The latest reality show

Then again, it is pretty much what the Olympics have come down to in this country, isn’t it? As the Athens Olympics draw to a close, you will see countless features on “the big winners” of these Games. And I promise you, there won’t be an archer or a cyclist among them — even if one reaped gold.

The “winners” will be determined by those who can parlay their success into something the average American truly can relate to: money, fame and TV appearances. It’s as if the two weeks of athletic competition is just another form of “American Idol,” in which the big winner gets to hawk a soft drink or make a five-minute appearance on “Will and Grace.”

Well, if those are the spoils awaiting Paul Hamm if he gives up his medal, I say, Paul, hang on to that baby tight.

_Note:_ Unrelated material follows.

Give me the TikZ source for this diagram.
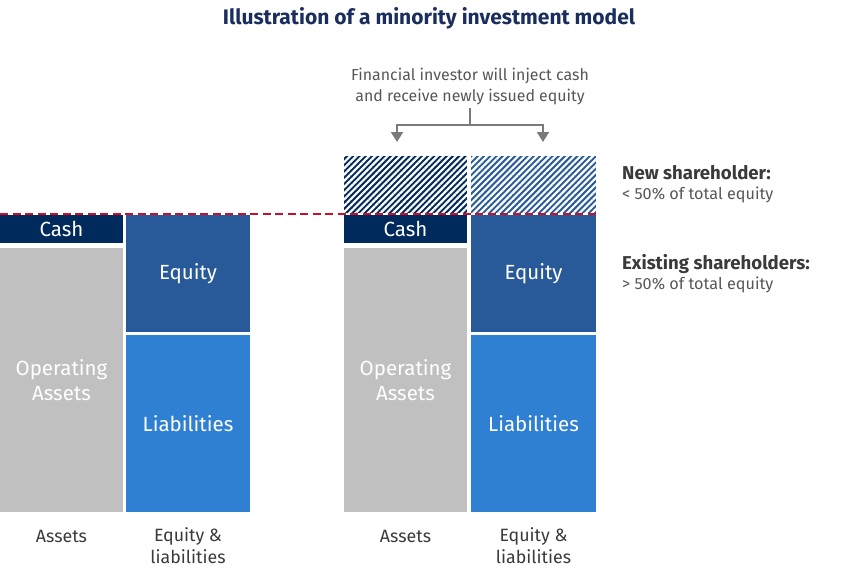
\documentclass[tikz,border=0pt]{standalone}
\usepackage{fontspec}
\setmainfont{Fira Sans}
\usetikzlibrary{arrows.meta,patterns.meta}
\definecolor{navy}{HTML}{002A5C}
\definecolor{eqblue}{HTML}{285A99}
\definecolor{liblue}{HTML}{2F7FD2}
\definecolor{opgrey}{HTML}{C0C0C0}
\definecolor{ttl}{HTML}{1A2E5E}
\definecolor{crim}{HTML}{C8102E}
\definecolor{arrgrey}{HTML}{7A7A7A}
\definecolor{txtgrey}{HTML}{3A3A3A}
\tikzset{
  box/.style={inner sep=0pt, outer sep=0pt, text=white, align=center,
    font=\fontsize{20.5}{25}\selectfont},
  lab/.style={text=txtgrey, align=center, font=\fontsize{17.8}{22}\selectfont},
  hatchbox/.style={inner sep=0pt, outer sep=0pt, minimum width=123pt, minimum height=57pt,
    preaction={fill=#1}, pattern={Lines[angle=45,distance=4.4pt,line width=2.2pt]}, pattern color=white},
  sidehead/.style={anchor=west, inner sep=0pt, text=txtgrey, font=\bfseries\fontsize{18.6}{20}\selectfont},
  sidenote/.style={anchor=west, inner sep=0pt, text=txtgrey!85, font=\fontsize{16.2}{18}\selectfont},
  conn/.style={draw=arrgrey, line width=2pt},
}
\begin{document}
\begin{tikzpicture}[x=1pt,y=-1pt]
\useasboundingbox (0,0) rectangle (858,581);
% title
\node[text=ttl, font=\fontsize{21}{24}\selectfont\bfseries] (title) at (429,18) {Illustration of a minority investment model};
% left group
\node[box, fill=navy, minimum width=123pt, minimum height=28pt] (cashL) at (61.5,229) {Cash};
\node[box, fill=opgrey, minimum width=123pt, minimum height=264pt] (opL) at (61.5,380) {Operating\\Assets};
\node[box, fill=eqblue, minimum width=124pt, minimum height=117pt] (eqL) at (188,273.5) {Equity};
\node[box, fill=liblue, minimum width=124pt, minimum height=177pt] (liL) at (188,423.5) {Liabilities};
\node[lab] (assL) at (61.5,536) {Assets};
\node[lab, anchor=north] (elL) at (188,524) {Equity \&\\liabilities};
% right group
\node[box, fill=navy, minimum width=123pt, minimum height=28pt] (cashR) at (405.5,229) {Cash};
\node[box, fill=opgrey, minimum width=123pt, minimum height=264pt] (opR) at (405.5,380) {Operating\\Assets};
\node[box, fill=eqblue, minimum width=125pt, minimum height=117pt] (eqR) at (533.5,273.5) {Equity};
\node[box, fill=liblue, minimum width=125pt, minimum height=177pt] (liR) at (533.5,423.5) {Liabilities};
\node[lab] (assR) at (405.5,536) {Assets};
\node[lab, anchor=north] (elR) at (533.5,524) {Equity \&\\liabilities};
% hatched new equity
\node[hatchbox=navy] (newC) at (405.5,184.5) {};
\node[hatchbox=eqblue, minimum width=125pt] (newE) at (533.5,184.5) {};
% dashed line
\coordinate (dashS) at (0,214);
\coordinate (dashE) at (596,214);
\draw[crim, line width=2pt, dash pattern=on 8pt off 4.5pt] (dashS) -- (dashE);
% investor text and arrows
\node[text=txtgrey!85, align=center, font=\fontsize{15.9}{21}\selectfont] (inv) at (470,86) {Financial investor will inject cash\\and receive newly issued equity};
\coordinate (junc) at (470,125);
\coordinate (lft) at (397,125);
\coordinate (rgt) at (543,125);
\coordinate (lftE) at (397,142);
\coordinate (rgtE) at (543,142);
\draw[conn] (inv.south) -- (junc);
\draw[conn, -{Triangle[length=10pt,width=12pt]}] (junc) -- (lft) -- (lftE);
\draw[conn, -{Triangle[length=10pt,width=12pt]}] (junc) -- (rgt) -- (rgtE);
% side notes
\node[sidehead] (nsh) at (622,173) {New shareholder:};
\node[sidenote] (nshn) at (622,195) {< 50\% of total equity};
\node[sidehead] (esh) at (622,264) {Existing shareholders:};
\node[sidenote] (eshn) at (622,285) {> 50\% of total equity};
\end{tikzpicture}
\end{document}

I saw nothing in his disciplined performance or humble demeanor to suggest Hollywood or Madison Avenue is the reason he has flipped and tumbled most of his life.

He came for gold. And he got it.

Too bad he can’t enjoy it.

A ridiculous request

Hamm’s “controversy” was not of his making. He won the all-around gold in dramatic, come-from-behind fashion, then later learned the judges had erred with the level of difficulty on South Korea’s Yang Tae-young’s parallel bar routine. The tenth of a point mistake — if awarded after the final scores — would have nudged Yang into first place.

But that’s all after the fact. The mistake occurred in the middle of competition, and once you change one thing during a competition — such as who is in the lead — you change everything. Maybe Yang would have pressed more in first place. Maybe Hamm would have been more intimidated. In any case, you can’t say all would have been the same.

What is laughable is the International Gymnastics Federation asking Hamm to surrender his medal. Since those officials can’t pick competent judges, they ask Hamm to clean up their mess.

Meanwhile, the International Olympic Committee, which has always treated the Games as a throne and the athletes as its subjects, flatly refused a better idea, to issue a second gold medal for Yang. Said IOC president Jacques Rogge: “We are not going to give medals for so-called humanitarian or emotional reasons.”

Right. We don’t want humanity or emotion in the Olympics, do we?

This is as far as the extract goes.